Problem statement: Among these lines, how many include "that"? Answer only with the number.

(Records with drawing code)
·····

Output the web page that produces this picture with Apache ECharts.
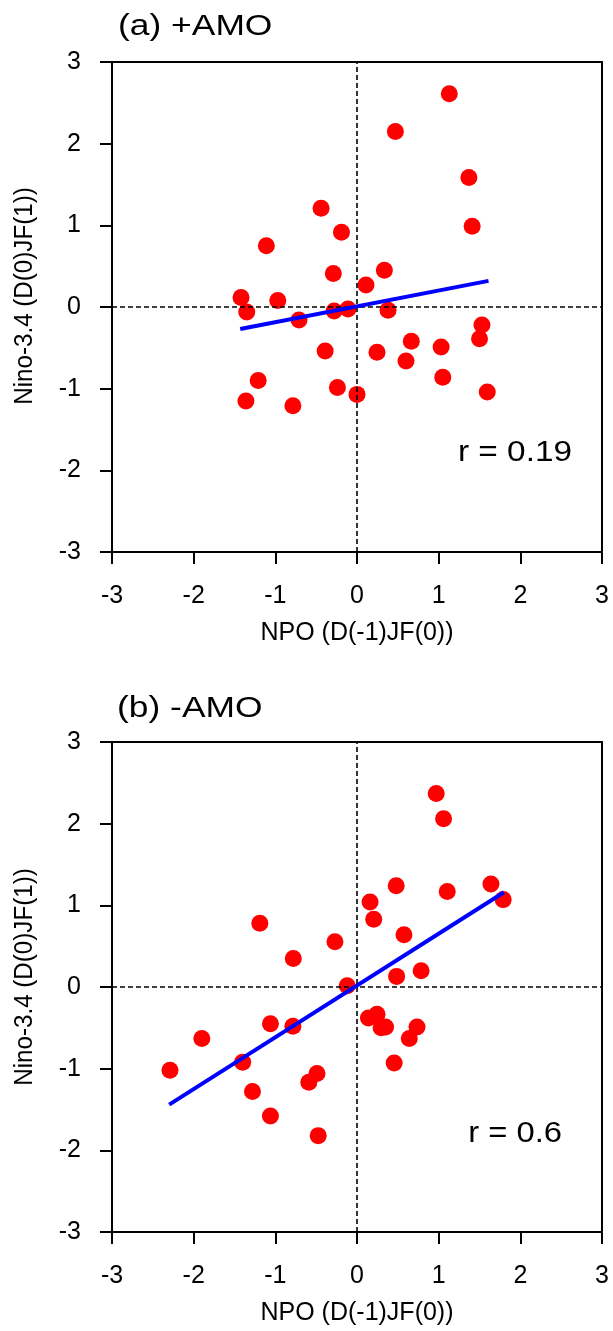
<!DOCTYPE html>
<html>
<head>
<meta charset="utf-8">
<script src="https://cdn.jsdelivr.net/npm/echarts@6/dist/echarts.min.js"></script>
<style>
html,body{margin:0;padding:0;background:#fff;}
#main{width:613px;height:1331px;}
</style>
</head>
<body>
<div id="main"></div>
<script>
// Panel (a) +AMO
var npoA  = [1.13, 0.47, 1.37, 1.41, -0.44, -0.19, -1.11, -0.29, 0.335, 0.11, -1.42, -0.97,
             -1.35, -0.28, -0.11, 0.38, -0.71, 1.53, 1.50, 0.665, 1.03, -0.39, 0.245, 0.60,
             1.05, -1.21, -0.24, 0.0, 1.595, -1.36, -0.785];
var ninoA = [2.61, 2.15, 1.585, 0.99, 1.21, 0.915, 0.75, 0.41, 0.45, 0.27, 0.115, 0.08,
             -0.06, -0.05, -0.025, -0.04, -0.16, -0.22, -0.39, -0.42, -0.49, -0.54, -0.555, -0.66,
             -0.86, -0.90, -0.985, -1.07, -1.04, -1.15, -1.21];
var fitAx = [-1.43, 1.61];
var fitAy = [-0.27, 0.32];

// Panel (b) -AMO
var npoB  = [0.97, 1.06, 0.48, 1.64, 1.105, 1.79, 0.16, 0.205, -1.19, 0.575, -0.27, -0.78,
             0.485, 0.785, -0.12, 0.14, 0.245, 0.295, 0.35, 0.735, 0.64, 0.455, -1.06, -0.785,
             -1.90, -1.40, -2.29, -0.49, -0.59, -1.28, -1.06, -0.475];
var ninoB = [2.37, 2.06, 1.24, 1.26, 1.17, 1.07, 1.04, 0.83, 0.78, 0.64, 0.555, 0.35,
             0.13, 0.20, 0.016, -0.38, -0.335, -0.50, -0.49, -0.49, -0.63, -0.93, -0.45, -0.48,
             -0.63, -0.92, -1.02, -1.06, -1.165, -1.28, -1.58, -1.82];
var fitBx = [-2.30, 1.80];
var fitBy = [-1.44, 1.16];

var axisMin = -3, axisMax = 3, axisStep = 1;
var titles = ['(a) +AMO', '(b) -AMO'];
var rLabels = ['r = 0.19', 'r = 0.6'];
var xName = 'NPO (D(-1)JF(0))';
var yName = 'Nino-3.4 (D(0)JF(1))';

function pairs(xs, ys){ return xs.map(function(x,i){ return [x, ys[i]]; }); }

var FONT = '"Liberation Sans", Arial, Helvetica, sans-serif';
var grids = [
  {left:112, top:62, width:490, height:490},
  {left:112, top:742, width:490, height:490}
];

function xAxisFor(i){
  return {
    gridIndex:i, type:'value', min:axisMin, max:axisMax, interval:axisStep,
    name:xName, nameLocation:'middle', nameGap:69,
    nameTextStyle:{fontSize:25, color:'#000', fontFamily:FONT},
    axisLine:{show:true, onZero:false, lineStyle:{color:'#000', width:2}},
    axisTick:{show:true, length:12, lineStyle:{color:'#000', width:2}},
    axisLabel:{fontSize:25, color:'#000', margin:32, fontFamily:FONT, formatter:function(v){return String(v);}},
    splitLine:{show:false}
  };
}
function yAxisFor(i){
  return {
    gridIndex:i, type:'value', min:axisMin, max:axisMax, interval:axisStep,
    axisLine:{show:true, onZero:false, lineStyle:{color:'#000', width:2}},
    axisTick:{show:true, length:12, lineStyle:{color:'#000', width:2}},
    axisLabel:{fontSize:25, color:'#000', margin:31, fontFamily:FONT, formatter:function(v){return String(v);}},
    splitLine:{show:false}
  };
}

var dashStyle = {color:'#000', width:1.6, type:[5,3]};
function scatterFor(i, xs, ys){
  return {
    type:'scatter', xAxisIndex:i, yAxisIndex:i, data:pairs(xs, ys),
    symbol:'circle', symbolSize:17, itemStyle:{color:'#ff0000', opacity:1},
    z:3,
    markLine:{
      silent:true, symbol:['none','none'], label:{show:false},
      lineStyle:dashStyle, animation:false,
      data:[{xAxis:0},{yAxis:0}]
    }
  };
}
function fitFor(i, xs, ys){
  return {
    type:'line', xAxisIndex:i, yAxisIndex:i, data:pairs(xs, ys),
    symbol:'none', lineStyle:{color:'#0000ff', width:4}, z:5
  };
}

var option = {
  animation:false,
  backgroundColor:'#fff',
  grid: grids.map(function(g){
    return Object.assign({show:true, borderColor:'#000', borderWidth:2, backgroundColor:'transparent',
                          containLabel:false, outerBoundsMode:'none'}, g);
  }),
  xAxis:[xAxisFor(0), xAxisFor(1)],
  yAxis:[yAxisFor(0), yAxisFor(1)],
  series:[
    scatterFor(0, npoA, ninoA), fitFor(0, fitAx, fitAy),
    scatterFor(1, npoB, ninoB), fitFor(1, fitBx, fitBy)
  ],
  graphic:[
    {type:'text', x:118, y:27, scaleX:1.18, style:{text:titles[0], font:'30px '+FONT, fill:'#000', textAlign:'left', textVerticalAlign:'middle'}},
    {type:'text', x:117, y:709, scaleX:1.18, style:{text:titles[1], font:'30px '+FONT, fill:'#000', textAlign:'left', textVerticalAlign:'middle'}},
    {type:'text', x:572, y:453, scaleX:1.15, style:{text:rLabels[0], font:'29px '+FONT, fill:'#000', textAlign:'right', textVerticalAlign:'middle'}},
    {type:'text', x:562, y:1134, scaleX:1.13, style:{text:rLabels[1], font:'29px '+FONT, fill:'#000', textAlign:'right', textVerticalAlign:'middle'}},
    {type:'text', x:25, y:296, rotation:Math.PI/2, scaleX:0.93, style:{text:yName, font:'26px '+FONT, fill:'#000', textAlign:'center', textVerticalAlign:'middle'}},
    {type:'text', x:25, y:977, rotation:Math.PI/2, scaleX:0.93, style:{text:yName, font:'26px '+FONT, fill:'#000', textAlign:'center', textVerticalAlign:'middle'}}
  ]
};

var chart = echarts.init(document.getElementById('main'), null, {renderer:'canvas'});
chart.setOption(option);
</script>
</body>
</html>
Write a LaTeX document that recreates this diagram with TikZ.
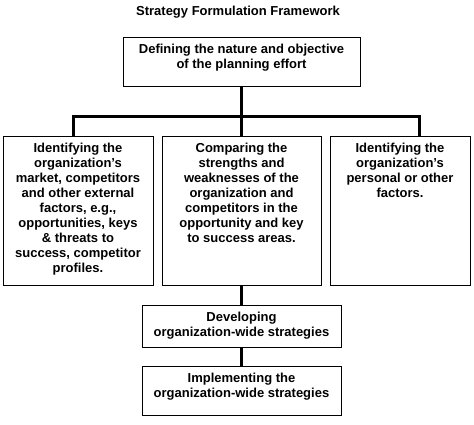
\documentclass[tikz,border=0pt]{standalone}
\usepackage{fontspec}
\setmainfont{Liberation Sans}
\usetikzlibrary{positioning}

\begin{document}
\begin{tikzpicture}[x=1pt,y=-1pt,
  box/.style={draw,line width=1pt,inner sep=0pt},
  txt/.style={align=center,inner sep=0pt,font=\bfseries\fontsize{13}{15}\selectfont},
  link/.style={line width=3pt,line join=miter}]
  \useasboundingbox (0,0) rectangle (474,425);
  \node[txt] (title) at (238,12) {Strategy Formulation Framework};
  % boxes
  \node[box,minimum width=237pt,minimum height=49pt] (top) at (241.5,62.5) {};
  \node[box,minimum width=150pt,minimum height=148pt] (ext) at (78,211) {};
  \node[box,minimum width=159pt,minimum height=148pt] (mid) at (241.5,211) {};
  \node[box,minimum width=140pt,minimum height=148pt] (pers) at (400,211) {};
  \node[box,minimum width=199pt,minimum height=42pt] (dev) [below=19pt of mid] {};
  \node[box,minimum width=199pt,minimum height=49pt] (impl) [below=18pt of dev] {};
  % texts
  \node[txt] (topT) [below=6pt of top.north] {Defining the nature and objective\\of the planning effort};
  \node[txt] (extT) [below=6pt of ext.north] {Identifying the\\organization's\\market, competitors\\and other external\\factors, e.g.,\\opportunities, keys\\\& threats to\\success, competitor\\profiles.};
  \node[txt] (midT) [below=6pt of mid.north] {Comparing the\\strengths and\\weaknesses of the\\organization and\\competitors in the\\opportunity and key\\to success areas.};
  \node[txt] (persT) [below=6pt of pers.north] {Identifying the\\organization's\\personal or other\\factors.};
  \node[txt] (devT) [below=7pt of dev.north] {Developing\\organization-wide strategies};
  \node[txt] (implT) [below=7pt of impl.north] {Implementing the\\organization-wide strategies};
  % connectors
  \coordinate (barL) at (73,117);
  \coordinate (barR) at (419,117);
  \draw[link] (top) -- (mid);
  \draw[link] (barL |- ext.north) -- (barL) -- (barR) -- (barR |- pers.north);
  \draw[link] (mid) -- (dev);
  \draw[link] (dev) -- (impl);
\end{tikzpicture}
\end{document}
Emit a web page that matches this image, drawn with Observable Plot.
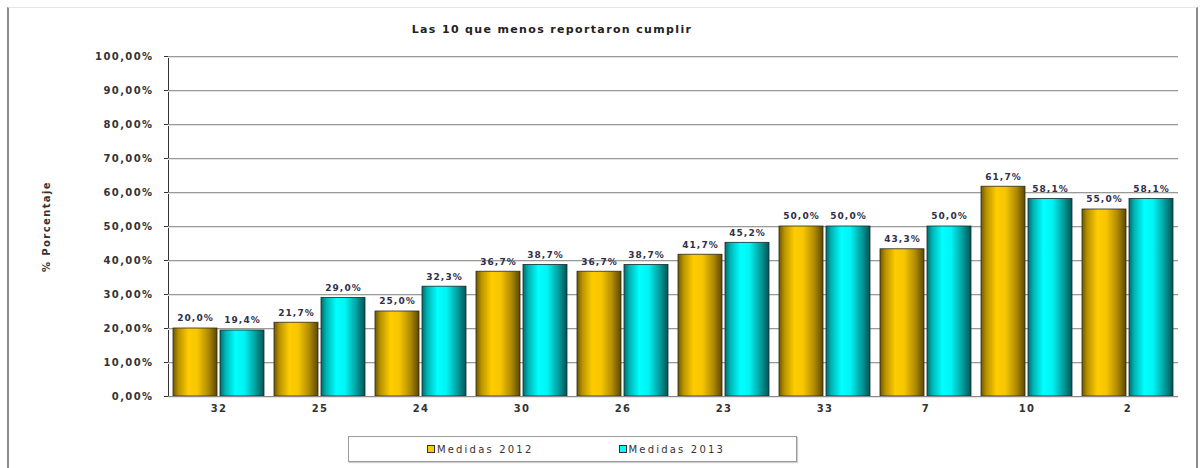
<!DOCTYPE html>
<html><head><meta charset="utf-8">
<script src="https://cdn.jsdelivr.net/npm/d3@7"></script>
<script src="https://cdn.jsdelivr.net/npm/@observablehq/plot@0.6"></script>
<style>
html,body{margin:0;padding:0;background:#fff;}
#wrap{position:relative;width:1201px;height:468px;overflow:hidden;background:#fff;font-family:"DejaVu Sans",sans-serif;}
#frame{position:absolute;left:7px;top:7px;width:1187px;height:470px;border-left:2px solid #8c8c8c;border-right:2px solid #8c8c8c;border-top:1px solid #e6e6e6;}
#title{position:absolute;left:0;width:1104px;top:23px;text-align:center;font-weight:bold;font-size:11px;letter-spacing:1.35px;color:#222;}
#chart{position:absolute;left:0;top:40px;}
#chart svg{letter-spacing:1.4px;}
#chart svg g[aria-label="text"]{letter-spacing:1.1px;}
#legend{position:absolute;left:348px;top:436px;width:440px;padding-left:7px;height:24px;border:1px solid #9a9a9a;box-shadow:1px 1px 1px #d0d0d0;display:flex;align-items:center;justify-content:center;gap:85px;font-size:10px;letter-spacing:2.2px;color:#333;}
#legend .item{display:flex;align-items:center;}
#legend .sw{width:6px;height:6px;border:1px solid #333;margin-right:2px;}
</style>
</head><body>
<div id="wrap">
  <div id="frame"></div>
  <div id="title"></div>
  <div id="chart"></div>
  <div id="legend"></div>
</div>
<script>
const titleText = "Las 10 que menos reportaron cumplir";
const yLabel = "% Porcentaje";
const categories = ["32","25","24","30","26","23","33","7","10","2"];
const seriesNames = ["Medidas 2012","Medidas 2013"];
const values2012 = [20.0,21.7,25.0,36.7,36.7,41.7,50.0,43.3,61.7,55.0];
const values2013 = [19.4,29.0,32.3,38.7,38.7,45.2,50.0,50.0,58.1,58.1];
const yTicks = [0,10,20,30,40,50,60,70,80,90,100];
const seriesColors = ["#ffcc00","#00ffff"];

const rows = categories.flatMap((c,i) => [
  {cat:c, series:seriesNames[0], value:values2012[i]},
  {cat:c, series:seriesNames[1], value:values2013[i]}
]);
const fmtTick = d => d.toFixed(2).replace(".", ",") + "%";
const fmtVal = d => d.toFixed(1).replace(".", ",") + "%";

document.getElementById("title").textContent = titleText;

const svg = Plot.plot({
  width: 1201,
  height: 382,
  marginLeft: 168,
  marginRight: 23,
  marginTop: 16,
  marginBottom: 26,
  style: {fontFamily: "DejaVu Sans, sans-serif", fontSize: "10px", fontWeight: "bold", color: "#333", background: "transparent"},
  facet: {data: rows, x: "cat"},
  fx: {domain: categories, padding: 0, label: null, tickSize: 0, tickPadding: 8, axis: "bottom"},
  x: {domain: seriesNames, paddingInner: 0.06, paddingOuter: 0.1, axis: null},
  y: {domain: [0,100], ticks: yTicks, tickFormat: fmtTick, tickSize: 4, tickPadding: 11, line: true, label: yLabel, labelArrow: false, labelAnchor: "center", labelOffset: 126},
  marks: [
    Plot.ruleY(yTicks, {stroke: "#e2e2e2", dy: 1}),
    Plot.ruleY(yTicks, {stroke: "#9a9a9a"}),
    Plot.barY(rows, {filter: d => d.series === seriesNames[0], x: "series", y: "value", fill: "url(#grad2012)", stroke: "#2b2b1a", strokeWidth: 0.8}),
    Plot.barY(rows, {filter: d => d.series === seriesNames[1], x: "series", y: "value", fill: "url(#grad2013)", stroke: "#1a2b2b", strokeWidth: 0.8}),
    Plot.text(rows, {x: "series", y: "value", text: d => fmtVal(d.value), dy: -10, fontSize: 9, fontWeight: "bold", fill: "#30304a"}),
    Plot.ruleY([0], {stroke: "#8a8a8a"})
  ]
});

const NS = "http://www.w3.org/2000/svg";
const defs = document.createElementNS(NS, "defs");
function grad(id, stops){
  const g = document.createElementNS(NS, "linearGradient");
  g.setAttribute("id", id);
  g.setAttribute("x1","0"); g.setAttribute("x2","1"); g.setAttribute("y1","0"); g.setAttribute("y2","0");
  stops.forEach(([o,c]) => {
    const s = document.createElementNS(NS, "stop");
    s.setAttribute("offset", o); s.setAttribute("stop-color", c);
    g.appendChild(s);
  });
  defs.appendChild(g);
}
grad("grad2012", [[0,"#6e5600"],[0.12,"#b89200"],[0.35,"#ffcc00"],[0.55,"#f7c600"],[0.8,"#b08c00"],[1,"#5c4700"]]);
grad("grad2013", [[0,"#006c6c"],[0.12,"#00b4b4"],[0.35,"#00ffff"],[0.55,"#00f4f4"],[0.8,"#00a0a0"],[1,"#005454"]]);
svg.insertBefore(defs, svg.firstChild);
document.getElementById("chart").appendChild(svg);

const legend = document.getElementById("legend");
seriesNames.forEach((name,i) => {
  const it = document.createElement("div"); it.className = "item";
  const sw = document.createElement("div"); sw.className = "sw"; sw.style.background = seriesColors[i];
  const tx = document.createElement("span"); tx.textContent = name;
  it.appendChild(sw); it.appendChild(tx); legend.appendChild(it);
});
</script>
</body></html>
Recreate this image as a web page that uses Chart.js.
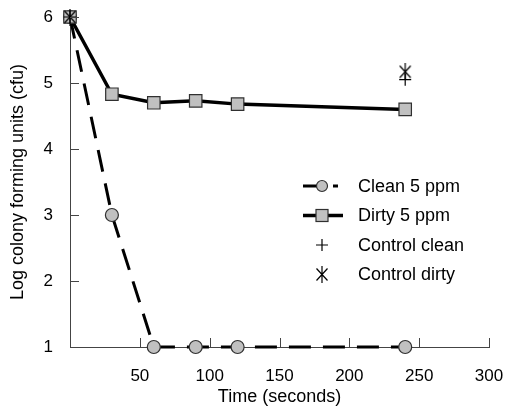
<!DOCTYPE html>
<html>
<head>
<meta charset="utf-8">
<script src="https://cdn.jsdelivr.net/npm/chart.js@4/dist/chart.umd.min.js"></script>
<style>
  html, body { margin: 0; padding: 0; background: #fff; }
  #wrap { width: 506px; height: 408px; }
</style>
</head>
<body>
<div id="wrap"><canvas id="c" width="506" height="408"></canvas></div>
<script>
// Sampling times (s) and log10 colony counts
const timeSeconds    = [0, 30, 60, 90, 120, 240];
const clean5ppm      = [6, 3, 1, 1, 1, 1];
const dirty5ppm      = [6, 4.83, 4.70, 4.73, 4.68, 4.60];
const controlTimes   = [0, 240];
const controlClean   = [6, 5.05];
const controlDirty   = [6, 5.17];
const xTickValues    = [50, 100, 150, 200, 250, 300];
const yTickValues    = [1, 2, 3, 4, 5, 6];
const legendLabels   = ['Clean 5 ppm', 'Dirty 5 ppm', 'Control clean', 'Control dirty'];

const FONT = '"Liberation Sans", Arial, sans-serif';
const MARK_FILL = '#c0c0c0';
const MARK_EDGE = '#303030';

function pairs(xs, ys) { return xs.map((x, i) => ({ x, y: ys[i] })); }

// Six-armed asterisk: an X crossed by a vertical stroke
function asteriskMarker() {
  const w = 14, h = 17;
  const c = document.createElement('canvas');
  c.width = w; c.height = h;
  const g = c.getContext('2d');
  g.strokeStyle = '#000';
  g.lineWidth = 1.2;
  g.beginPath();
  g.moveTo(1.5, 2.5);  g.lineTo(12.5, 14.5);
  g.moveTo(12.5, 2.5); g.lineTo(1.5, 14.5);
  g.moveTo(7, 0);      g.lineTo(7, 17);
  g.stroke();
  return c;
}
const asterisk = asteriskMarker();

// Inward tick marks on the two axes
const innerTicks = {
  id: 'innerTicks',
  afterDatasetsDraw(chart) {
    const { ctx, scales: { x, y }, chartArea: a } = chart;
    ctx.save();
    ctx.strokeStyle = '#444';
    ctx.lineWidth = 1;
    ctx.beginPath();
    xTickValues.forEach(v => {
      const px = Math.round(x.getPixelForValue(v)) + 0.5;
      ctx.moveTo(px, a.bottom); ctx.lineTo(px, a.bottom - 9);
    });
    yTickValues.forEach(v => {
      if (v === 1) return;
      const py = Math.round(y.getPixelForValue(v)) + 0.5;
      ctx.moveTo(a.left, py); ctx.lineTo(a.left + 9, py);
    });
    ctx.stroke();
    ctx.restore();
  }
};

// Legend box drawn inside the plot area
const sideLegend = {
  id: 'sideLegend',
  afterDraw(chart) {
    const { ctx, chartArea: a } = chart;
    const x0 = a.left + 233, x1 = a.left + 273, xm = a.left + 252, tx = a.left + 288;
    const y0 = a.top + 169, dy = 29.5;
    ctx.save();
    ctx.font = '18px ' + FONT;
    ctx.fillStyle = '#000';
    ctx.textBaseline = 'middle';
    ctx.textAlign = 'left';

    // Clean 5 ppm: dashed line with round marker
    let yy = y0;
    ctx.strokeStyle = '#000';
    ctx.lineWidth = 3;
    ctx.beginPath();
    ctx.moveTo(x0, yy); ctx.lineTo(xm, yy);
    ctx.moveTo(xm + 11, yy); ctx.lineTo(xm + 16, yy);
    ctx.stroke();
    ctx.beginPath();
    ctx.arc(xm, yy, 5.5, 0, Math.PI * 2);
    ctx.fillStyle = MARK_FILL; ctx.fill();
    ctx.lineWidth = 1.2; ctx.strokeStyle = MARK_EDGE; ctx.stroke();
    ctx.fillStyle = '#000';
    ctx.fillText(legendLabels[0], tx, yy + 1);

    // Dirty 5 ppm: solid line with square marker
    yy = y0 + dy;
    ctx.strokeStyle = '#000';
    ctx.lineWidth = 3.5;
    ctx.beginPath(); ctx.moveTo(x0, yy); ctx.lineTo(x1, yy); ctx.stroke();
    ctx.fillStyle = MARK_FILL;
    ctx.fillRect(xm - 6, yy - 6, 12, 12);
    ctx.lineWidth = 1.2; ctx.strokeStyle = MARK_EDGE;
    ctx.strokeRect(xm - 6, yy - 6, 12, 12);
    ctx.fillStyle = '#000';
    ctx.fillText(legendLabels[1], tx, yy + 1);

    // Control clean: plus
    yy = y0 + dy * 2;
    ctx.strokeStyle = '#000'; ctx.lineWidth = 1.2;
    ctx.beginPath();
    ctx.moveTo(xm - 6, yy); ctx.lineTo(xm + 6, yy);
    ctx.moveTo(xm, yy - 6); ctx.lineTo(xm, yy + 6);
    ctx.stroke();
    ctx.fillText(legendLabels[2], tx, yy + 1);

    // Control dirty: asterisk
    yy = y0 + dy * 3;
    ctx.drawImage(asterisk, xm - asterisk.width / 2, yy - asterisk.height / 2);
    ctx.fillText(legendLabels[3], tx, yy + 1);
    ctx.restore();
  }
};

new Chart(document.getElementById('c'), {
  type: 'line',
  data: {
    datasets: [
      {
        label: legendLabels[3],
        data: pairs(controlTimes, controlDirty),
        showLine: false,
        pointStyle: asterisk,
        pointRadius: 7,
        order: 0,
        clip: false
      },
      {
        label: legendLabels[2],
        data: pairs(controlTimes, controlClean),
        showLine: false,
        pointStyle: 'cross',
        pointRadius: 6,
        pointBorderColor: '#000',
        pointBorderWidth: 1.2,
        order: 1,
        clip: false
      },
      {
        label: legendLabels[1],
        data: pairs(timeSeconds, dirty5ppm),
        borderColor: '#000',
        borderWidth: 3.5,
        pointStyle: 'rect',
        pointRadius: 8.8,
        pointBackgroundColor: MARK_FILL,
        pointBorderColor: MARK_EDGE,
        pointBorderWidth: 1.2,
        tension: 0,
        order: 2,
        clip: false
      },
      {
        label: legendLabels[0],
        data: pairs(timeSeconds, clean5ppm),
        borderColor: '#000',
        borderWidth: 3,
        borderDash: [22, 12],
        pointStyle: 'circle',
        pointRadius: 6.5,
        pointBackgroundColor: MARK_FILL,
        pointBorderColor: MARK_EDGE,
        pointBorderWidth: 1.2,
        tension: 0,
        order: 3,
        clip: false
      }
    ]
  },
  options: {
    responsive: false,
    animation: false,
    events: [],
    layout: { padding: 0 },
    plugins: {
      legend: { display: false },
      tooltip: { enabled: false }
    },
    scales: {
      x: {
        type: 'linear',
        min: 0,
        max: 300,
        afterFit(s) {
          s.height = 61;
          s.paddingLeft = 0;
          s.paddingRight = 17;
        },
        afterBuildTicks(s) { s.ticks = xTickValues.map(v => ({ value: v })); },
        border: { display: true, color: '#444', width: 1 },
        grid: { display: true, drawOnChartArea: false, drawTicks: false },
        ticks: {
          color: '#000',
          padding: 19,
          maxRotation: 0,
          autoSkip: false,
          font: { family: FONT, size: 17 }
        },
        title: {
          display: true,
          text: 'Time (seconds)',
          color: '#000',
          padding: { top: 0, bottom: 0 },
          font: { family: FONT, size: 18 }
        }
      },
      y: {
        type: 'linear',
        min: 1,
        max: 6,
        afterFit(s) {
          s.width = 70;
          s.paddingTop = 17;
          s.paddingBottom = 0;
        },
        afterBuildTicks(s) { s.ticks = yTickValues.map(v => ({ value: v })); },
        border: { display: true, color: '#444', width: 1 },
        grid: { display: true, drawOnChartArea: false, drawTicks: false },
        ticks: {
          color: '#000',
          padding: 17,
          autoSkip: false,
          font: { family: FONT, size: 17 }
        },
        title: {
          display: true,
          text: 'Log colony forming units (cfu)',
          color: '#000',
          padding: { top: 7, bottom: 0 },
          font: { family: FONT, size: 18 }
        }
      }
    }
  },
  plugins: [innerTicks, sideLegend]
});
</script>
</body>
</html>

·····

Complete response: 4